### EXERCISE TASK
Repeat every line of the listing below exactly, minus the pictures.

*-*-*

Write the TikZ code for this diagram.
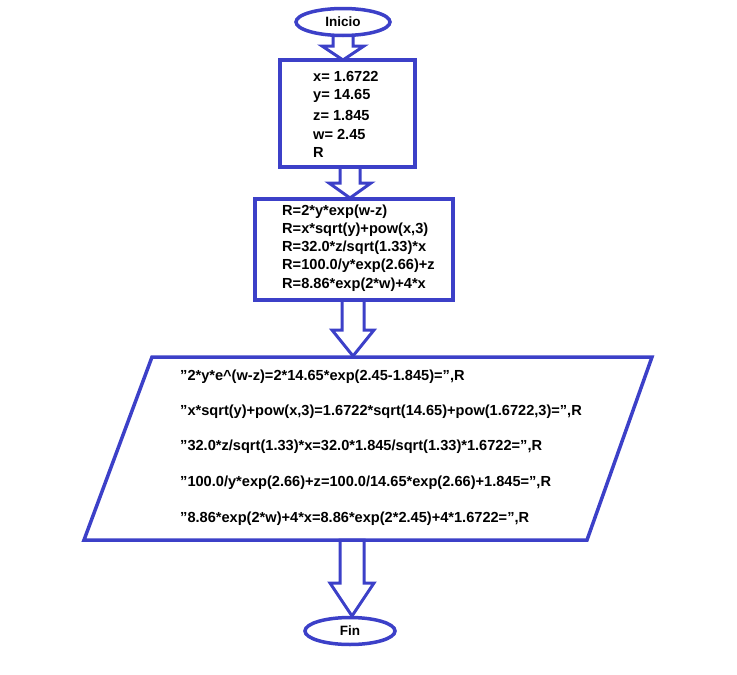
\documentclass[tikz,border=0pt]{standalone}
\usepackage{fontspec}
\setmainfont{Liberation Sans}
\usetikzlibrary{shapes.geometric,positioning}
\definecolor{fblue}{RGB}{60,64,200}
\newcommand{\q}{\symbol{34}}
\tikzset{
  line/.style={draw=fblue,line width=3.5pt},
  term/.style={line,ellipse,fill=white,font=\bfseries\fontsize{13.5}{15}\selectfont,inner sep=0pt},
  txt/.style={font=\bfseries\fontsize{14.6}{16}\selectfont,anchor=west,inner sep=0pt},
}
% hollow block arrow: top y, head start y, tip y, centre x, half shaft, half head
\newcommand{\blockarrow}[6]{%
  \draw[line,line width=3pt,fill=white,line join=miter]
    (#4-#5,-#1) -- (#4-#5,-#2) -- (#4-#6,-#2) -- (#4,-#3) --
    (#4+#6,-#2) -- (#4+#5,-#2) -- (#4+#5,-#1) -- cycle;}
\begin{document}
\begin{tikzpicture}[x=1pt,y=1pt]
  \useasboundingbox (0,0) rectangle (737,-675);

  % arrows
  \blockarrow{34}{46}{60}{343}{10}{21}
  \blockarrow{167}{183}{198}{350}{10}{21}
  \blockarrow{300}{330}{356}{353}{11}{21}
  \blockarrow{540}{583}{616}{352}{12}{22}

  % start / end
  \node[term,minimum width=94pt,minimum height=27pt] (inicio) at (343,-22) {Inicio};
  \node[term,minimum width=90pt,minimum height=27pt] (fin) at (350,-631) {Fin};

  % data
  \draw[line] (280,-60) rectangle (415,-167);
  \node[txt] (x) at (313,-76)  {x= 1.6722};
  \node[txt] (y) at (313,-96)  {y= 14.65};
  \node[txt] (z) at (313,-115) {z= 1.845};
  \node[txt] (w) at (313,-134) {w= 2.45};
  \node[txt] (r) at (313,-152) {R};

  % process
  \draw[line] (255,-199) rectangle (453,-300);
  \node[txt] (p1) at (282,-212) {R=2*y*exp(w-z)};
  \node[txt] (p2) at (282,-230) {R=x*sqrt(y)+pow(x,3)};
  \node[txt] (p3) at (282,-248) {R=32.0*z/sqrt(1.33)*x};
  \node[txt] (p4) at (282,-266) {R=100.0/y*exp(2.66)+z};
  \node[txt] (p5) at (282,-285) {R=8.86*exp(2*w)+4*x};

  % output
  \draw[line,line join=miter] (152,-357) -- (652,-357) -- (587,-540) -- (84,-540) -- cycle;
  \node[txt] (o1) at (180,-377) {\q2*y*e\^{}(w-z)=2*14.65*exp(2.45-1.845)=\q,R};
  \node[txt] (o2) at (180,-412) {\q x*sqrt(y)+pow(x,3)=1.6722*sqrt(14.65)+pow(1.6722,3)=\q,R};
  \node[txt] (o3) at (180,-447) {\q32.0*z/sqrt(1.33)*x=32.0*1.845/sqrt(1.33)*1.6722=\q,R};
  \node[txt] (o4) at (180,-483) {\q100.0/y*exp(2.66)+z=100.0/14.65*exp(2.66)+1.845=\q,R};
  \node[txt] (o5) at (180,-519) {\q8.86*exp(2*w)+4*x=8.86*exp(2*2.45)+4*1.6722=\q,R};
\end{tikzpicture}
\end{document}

*-*-*

### TASK RESULT
Write the TikZ code for this diagram.
\documentclass[tikz,border=0pt]{standalone}
\usepackage{fontspec}
\setmainfont{Liberation Sans}
\usetikzlibrary{shapes.geometric,positioning}
\definecolor{fblue}{RGB}{60,64,200}
\newcommand{\q}{\symbol{34}}
\tikzset{
  line/.style={draw=fblue,line width=3.5pt},
  term/.style={line,ellipse,fill=white,font=\bfseries\fontsize{13.5}{15}\selectfont,inner sep=0pt},
  txt/.style={font=\bfseries\fontsize{14.6}{16}\selectfont,anchor=west,inner sep=0pt},
}
% hollow block arrow: top y, head start y, tip y, centre x, half shaft, half head
\newcommand{\blockarrow}[6]{%
  \draw[line,line width=3pt,fill=white,line join=miter]
    (#4-#5,-#1) -- (#4-#5,-#2) -- (#4-#6,-#2) -- (#4,-#3) --
    (#4+#6,-#2) -- (#4+#5,-#2) -- (#4+#5,-#1) -- cycle;}
\begin{document}
\begin{tikzpicture}[x=1pt,y=1pt]
  \useasboundingbox (0,0) rectangle (737,-675);

  % arrows
  \blockarrow{34}{46}{60}{343}{10}{21}
  \blockarrow{167}{183}{198}{350}{10}{21}
  \blockarrow{300}{330}{356}{353}{11}{21}
  \blockarrow{540}{583}{616}{352}{12}{22}

  % start / end
  \node[term,minimum width=94pt,minimum height=27pt] (inicio) at (343,-22) {Inicio};
  \node[term,minimum width=90pt,minimum height=27pt] (fin) at (350,-631) {Fin};

  % data
  \draw[line] (280,-60) rectangle (415,-167);
  \node[txt] (x) at (313,-76)  {x= 1.6722};
  \node[txt] (y) at (313,-96)  {y= 14.65};
  \node[txt] (z) at (313,-115) {z= 1.845};
  \node[txt] (w) at (313,-134) {w= 2.45};
  \node[txt] (r) at (313,-152) {R};

  % process
  \draw[line] (255,-199) rectangle (453,-300);
  \node[txt] (p1) at (282,-212) {R=2*y*exp(w-z)};
  \node[txt] (p2) at (282,-230) {R=x*sqrt(y)+pow(x,3)};
  \node[txt] (p3) at (282,-248) {R=32.0*z/sqrt(1.33)*x};
  \node[txt] (p4) at (282,-266) {R=100.0/y*exp(2.66)+z};
  \node[txt] (p5) at (282,-285) {R=8.86*exp(2*w)+4*x};

  % output
  \draw[line,line join=miter] (152,-357) -- (652,-357) -- (587,-540) -- (84,-540) -- cycle;
  \node[txt] (o1) at (180,-377) {\q2*y*e\^{}(w-z)=2*14.65*exp(2.45-1.845)=\q,R};
  \node[txt] (o2) at (180,-412) {\q x*sqrt(y)+pow(x,3)=1.6722*sqrt(14.65)+pow(1.6722,3)=\q,R};
  \node[txt] (o3) at (180,-447) {\q32.0*z/sqrt(1.33)*x=32.0*1.845/sqrt(1.33)*1.6722=\q,R};
  \node[txt] (o4) at (180,-483) {\q100.0/y*exp(2.66)+z=100.0/14.65*exp(2.66)+1.845=\q,R};
  \node[txt] (o5) at (180,-519) {\q8.86*exp(2*w)+4*x=8.86*exp(2*2.45)+4*1.6722=\q,R};
\end{tikzpicture}
\end{document}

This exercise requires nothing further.